>> start

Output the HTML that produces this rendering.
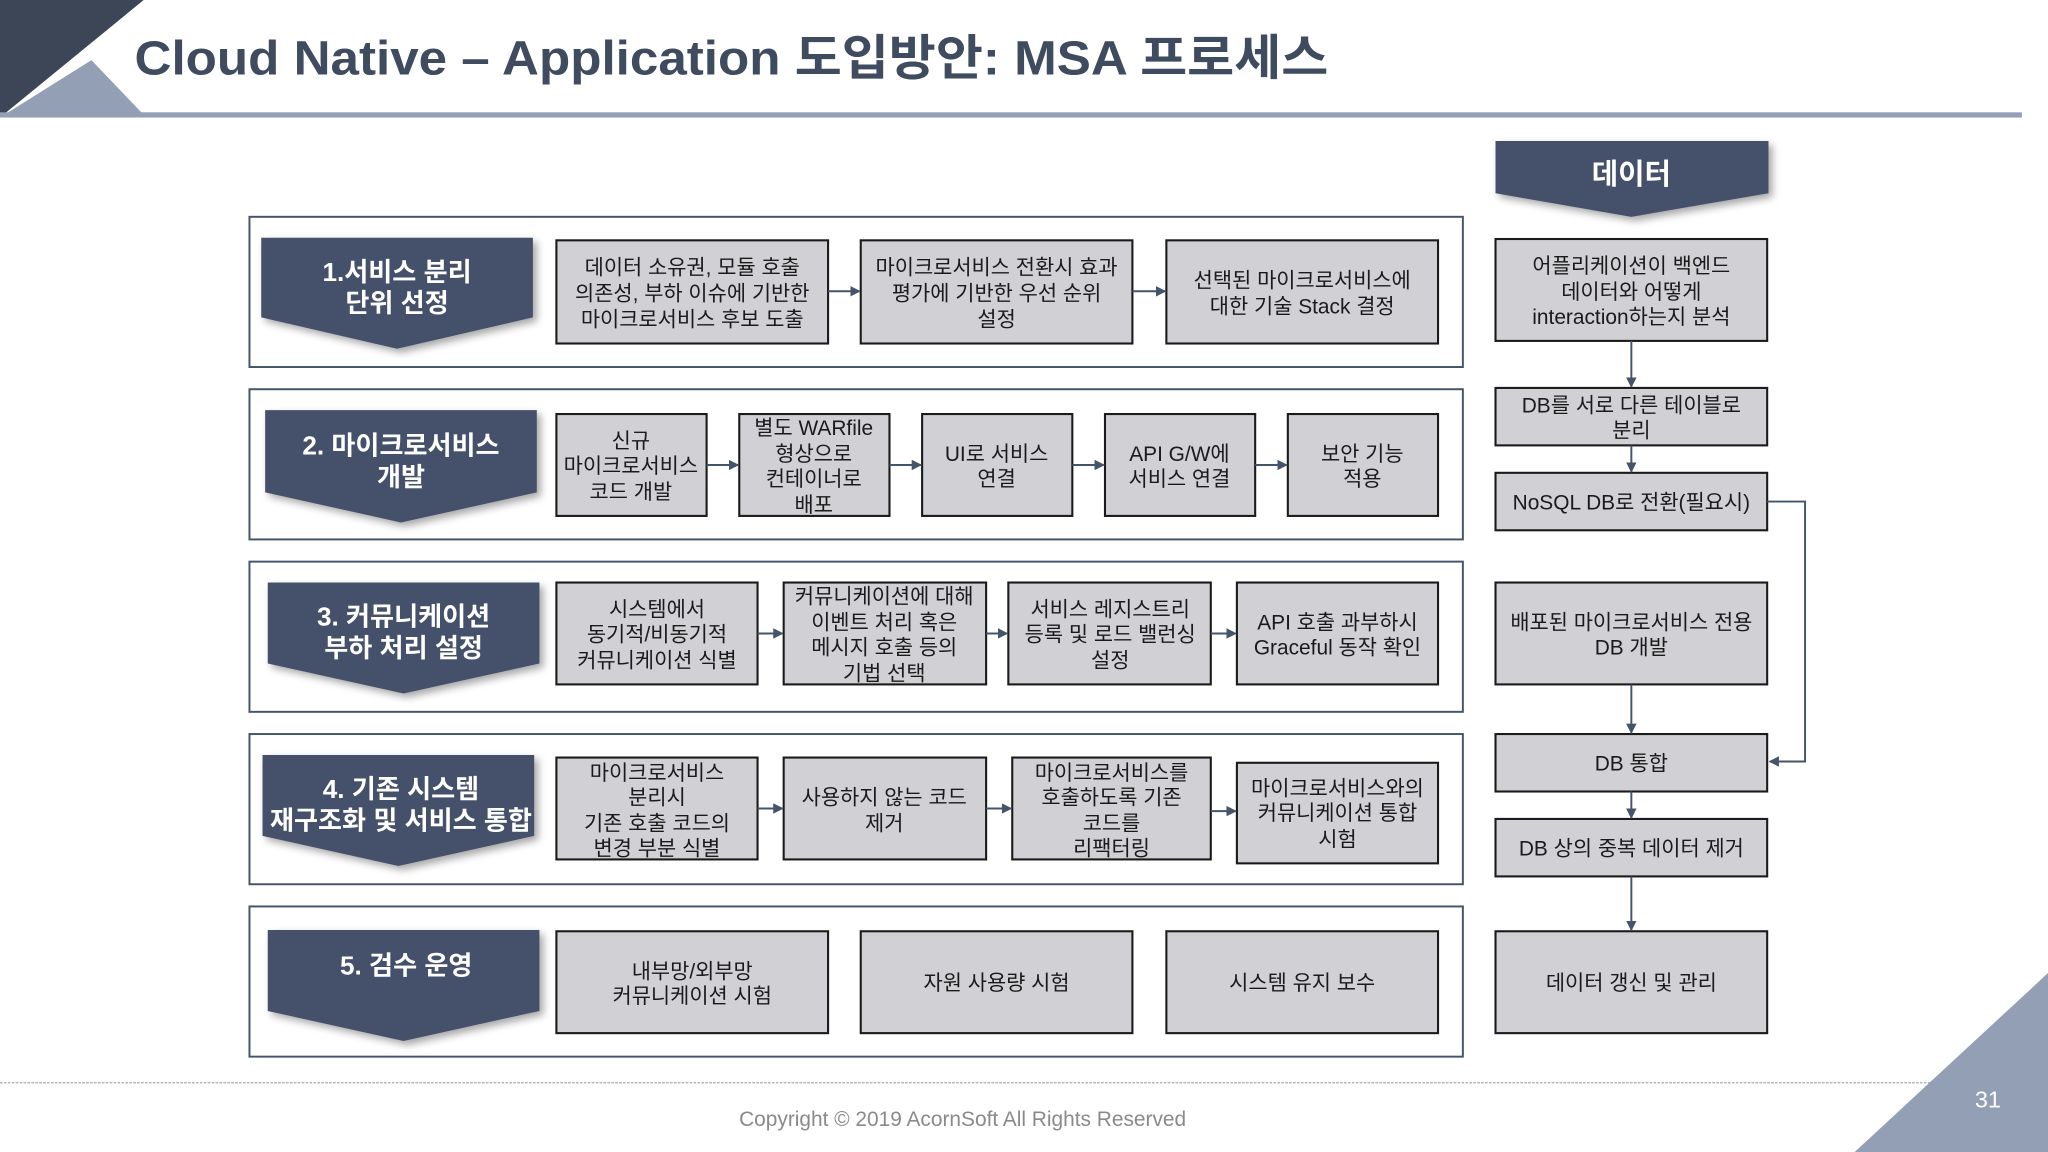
<!DOCTYPE html>
<html><head><meta charset="utf-8"><style>
html,body{margin:0;padding:0;background:#fff;width:2048px;height:1152px;overflow:hidden}
svg text{font-family:"Liberation Sans","Noto Sans CJK KR",sans-serif}
.b{fill:#d1d0d5;stroke:#1a1a1a;stroke-width:1.6}
.g{fill:#fff;stroke:#44546a;stroke-width:1.5}
.t{font-size:16px;fill:#1a1a1a;text-anchor:middle}
.h{font-size:20px;fill:#fff;font-weight:bold;text-anchor:middle}
.ar{stroke:#44546a;stroke-width:1.5;fill:none;marker-end:url(#a)}
.bn{fill:#44516a;filter:url(#s)}
</style></head><body>
<svg width="2048" height="1152" viewBox="0 0 1568 882" xmlns="http://www.w3.org/2000/svg">
<defs>
<marker id="a" markerWidth="8" markerHeight="8" refX="7" refY="4" orient="auto" markerUnits="userSpaceOnUse"><path d="M0,0 L8,4 L0,8z" fill="#44546a"/></marker>
<filter id="s" x="-10%" y="-10%" width="130%" height="140%"><feDropShadow dx="3" dy="3" stdDeviation="3" flood-color="#000" flood-opacity="0.35"/></filter>
</defs>
<polygon points="0,0 110,0 0,90" fill="#3d4656"/>
<polygon points="0,90 70,46 112,90" fill="#929fb5"/>
<rect x="0" y="86" width="1548" height="4" fill="#929fb5"/>
<text x="103" y="57" textLength="914" lengthAdjust="spacingAndGlyphs" style="font-size:37px;font-weight:bold;fill:#3f4b5f">Cloud Native – Application 도입방안: MSA 프로세스</text>

<!-- groups -->
<rect class="g" x="191" y="166" width="929" height="115"/>
<rect class="g" x="191" y="298" width="929" height="115"/>
<rect class="g" x="191" y="430" width="929" height="115"/>
<rect class="g" x="191" y="562" width="929" height="115"/>
<rect class="g" x="191" y="694" width="929" height="115"/>

<!-- banners -->
<polygon class="bn" points="200,182 408,182 408,243 304,267 200,243"/>
<text class="h"><tspan x="304" y="215">1.서비스 분리</tspan><tspan x="304" y="239">단위 선정</tspan></text>
<polygon class="bn" points="203,314 411,314 411,377 307,400 203,377"/>
<text class="h"><tspan x="307" y="348">2. 마이크로서비스</tspan><tspan x="307" y="372">개발</tspan></text>
<polygon class="bn" points="205,446 413,446 413,508 309,531 205,508"/>
<text class="h"><tspan x="309" y="479">3. 커뮤니케이션</tspan><tspan x="309" y="503">부하 처리 설정</tspan></text>
<polygon class="bn" points="201,578 409,578 409,640 305,663 201,640"/>
<text class="h"><tspan x="307" y="611">4. 기존 시스템</tspan><tspan x="307" y="635">재구조화 및 서비스 통합</tspan></text>
<polygon class="bn" points="205,712 413,712 413,774 309,797 205,774"/>
<text class="h"><tspan x="311" y="746">5. 검수 운영</tspan></text>

<!-- row1 -->
<rect class="b" x="426" y="184" width="208" height="79"/>
<text class="t"><tspan x="530" y="210">데이터 소유권, 모듈 호출</tspan><tspan x="530" y="230">의존성, 부하 이슈에 기반한</tspan><tspan x="530" y="250">마이크로서비스 후보 도출</tspan></text>
<rect class="b" x="659" y="184" width="208" height="79"/>
<text class="t"><tspan x="763" y="210">마이크로서비스 전환시 효과</tspan><tspan x="763" y="230">평가에 기반한 우선 순위</tspan><tspan x="763" y="250">설정</tspan></text>
<rect class="b" x="893" y="184" width="208" height="79"/>
<text class="t"><tspan x="997" y="220">선택된 마이크로서비스에</tspan><tspan x="997" y="240">대한 기술 Stack 결정</tspan></text>
<line class="ar" x1="634" y1="223" x2="658" y2="223"/>
<line class="ar" x1="867" y1="223" x2="892" y2="223"/>

<!-- row2 -->
<rect class="b" x="426" y="317" width="115" height="78"/>
<text class="t"><tspan x="483" y="343">신규</tspan><tspan x="483" y="362">마이크로서비스</tspan><tspan x="483" y="382">코드 개발</tspan></text>
<rect class="b" x="566" y="317" width="115" height="78"/>
<text class="t"><tspan x="623" y="333">별도 WARfile</tspan><tspan x="623" y="353">형상으로</tspan><tspan x="623" y="372">컨테이너로</tspan><tspan x="623" y="392">배포</tspan></text>
<rect class="b" x="706" y="317" width="115" height="78"/>
<text class="t"><tspan x="763" y="353">UI로 서비스</tspan><tspan x="763" y="372">연결</tspan></text>
<rect class="b" x="846" y="317" width="115" height="78"/>
<text class="t"><tspan x="903" y="353">API G/W에</tspan><tspan x="903" y="372">서비스 연결</tspan></text>
<rect class="b" x="986" y="317" width="115" height="78"/>
<text class="t"><tspan x="1043" y="353">보안 기능</tspan><tspan x="1043" y="372">적용</tspan></text>
<line class="ar" x1="541" y1="356" x2="565" y2="356"/>
<line class="ar" x1="681" y1="356" x2="705" y2="356"/>
<line class="ar" x1="821" y1="356" x2="845" y2="356"/>
<line class="ar" x1="961" y1="356" x2="985" y2="356"/>

<!-- row3 -->
<rect class="b" x="426" y="446" width="154" height="78"/>
<text class="t"><tspan x="503" y="472">시스템에서</tspan><tspan x="503" y="491">동기적/비동기적</tspan><tspan x="503" y="511">커뮤니케이션 식별</tspan></text>
<rect class="b" x="600" y="446" width="155" height="78"/>
<text class="t"><tspan x="677" y="462">커뮤니케이션에 대해</tspan><tspan x="677" y="482">이벤트 처리 혹은</tspan><tspan x="677" y="501">메시지 호출 등의</tspan><tspan x="677" y="521">기법 선택</tspan></text>
<rect class="b" x="772" y="446" width="155" height="78"/>
<text class="t"><tspan x="850" y="472">서비스 레지스트리</tspan><tspan x="850" y="491">등록 및 로드 밸런싱</tspan><tspan x="850" y="511">설정</tspan></text>
<rect class="b" x="947" y="446" width="154" height="78"/>
<text class="t"><tspan x="1024" y="482">API 호출 과부하시</tspan><tspan x="1024" y="501">Graceful 동작 확인</tspan></text>
<line class="ar" x1="580" y1="485" x2="599" y2="485"/>
<line class="ar" x1="755" y1="485" x2="771" y2="485"/>
<line class="ar" x1="927" y1="485" x2="946" y2="485"/>

<!-- row4 -->
<rect class="b" x="426" y="580" width="154" height="78"/>
<text class="t"><tspan x="503" y="597">마이크로서비스</tspan><tspan x="503" y="616">분리시</tspan><tspan x="503" y="636">기존 호출 코드의</tspan><tspan x="503" y="655">변경 부분 식별</tspan></text>
<rect class="b" x="600" y="580" width="155" height="78"/>
<text class="t"><tspan x="677" y="616">사용하지 않는 코드</tspan><tspan x="677" y="636">제거</tspan></text>
<rect class="b" x="775" y="580" width="152" height="78"/>
<text class="t"><tspan x="851" y="597">마이크로서비스를</tspan><tspan x="851" y="616">호출하도록 기존</tspan><tspan x="851" y="636">코드를</tspan><tspan x="851" y="655">리팩터링</tspan></text>
<rect class="b" x="947" y="584" width="154" height="77"/>
<text class="t"><tspan x="1024" y="609">마이크로서비스와의</tspan><tspan x="1024" y="628">커뮤니케이션 통합</tspan><tspan x="1024" y="648">시험</tspan></text>
<line class="ar" x1="580" y1="619" x2="599" y2="619"/>
<line class="ar" x1="755" y1="619" x2="774" y2="619"/>
<line class="ar" x1="927" y1="621" x2="946" y2="621"/>

<!-- row5 -->
<rect class="b" x="426" y="713" width="208" height="78"/>
<text class="t"><tspan x="530" y="749">내부망/외부망</tspan><tspan x="530" y="768">커뮤니케이션 시험</tspan></text>
<rect class="b" x="659" y="713" width="208" height="78"/>
<text class="t"><tspan x="763" y="758">자원 사용량 시험</tspan></text>
<rect class="b" x="893" y="713" width="208" height="78"/>
<text class="t"><tspan x="997" y="758">시스템 유지 보수</tspan></text>

<!-- right column -->
<polygon class="bn" points="1145,108 1354,108 1354,148 1249,166 1145,148"/>
<text class="h" x="1249" y="141" style="font-size:22px">데이터</text>
<rect class="b" x="1145" y="183" width="208" height="78"/>
<text class="t"><tspan x="1249" y="209">어플리케이션이 백엔드</tspan><tspan x="1249" y="229">데이터와 어떻게</tspan><tspan x="1249" y="248">interaction하는지 분석</tspan></text>
<rect class="b" x="1145" y="297" width="208" height="44"/>
<text class="t"><tspan x="1249" y="316">DB를 서로 다른 테이블로</tspan><tspan x="1249" y="335">분리</tspan></text>
<rect class="b" x="1145" y="362" width="208" height="44"/>
<text class="t" x="1249" y="390">NoSQL DB로 전환(필요시)</text>
<rect class="b" x="1145" y="446" width="208" height="78"/>
<text class="t"><tspan x="1249" y="482">배포된 마이크로서비스 전용</tspan><tspan x="1249" y="501">DB 개발</tspan></text>
<rect class="b" x="1145" y="562" width="208" height="44"/>
<text class="t" x="1249" y="590">DB 통합</text>
<rect class="b" x="1145" y="627" width="208" height="44"/>
<text class="t" x="1249" y="655">DB 상의 중복 데이터 제거</text>
<rect class="b" x="1145" y="713" width="208" height="78"/>
<text class="t" x="1249" y="758">데이터 갱신 및 관리</text>
<line class="ar" x1="1249" y1="261" x2="1249" y2="296"/>
<line class="ar" x1="1249" y1="341" x2="1249" y2="361"/>
<line class="ar" x1="1249" y1="524" x2="1249" y2="561"/>
<line class="ar" x1="1249" y1="606" x2="1249" y2="626"/>
<line class="ar" x1="1249" y1="671" x2="1249" y2="712"/>
<polyline class="ar" points="1353,384 1382,384 1382,583 1355,583"/>

<!-- footer -->
<line x1="0" y1="829" x2="1568" y2="829" stroke="#aaa" stroke-width="1" stroke-dasharray="2,1"/>
<text x="737" y="862" style="font-size:16px;fill:#8a8a8a;text-anchor:middle">Copyright © 2019 AcornSoft All Rights Reserved</text>
<polygon points="1568,745 1568,882 1420,882" fill="#929fb5"/>
<text x="1522" y="848" style="font-size:18px;fill:#fff;text-anchor:middle">31</text>
</svg>
</body></html>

>> end

● **Given request**
Reproduce exactly the run of lines that opens the listing and closes with the line holding "도입방안: MSA 프로세스</text>". Pictures are excluded.

● **Reply to the task**
Output the HTML that produces this rendering.
<!DOCTYPE html>
<html><head><meta charset="utf-8"><style>
html,body{margin:0;padding:0;background:#fff;width:2048px;height:1152px;overflow:hidden}
svg text{font-family:"Liberation Sans","Noto Sans CJK KR",sans-serif}
.b{fill:#d1d0d5;stroke:#1a1a1a;stroke-width:1.6}
.g{fill:#fff;stroke:#44546a;stroke-width:1.5}
.t{font-size:16px;fill:#1a1a1a;text-anchor:middle}
.h{font-size:20px;fill:#fff;font-weight:bold;text-anchor:middle}
.ar{stroke:#44546a;stroke-width:1.5;fill:none;marker-end:url(#a)}
.bn{fill:#44516a;filter:url(#s)}
</style></head><body>
<svg width="2048" height="1152" viewBox="0 0 1568 882" xmlns="http://www.w3.org/2000/svg">
<defs>
<marker id="a" markerWidth="8" markerHeight="8" refX="7" refY="4" orient="auto" markerUnits="userSpaceOnUse"><path d="M0,0 L8,4 L0,8z" fill="#44546a"/></marker>
<filter id="s" x="-10%" y="-10%" width="130%" height="140%"><feDropShadow dx="3" dy="3" stdDeviation="3" flood-color="#000" flood-opacity="0.35"/></filter>
</defs>
<polygon points="0,0 110,0 0,90" fill="#3d4656"/>
<polygon points="0,90 70,46 112,90" fill="#929fb5"/>
<rect x="0" y="86" width="1548" height="4" fill="#929fb5"/>
<text x="103" y="57" textLength="914" lengthAdjust="spacingAndGlyphs" style="font-size:37px;font-weight:bold;fill:#3f4b5f">Cloud Native – Application 도입방안: MSA 프로세스</text>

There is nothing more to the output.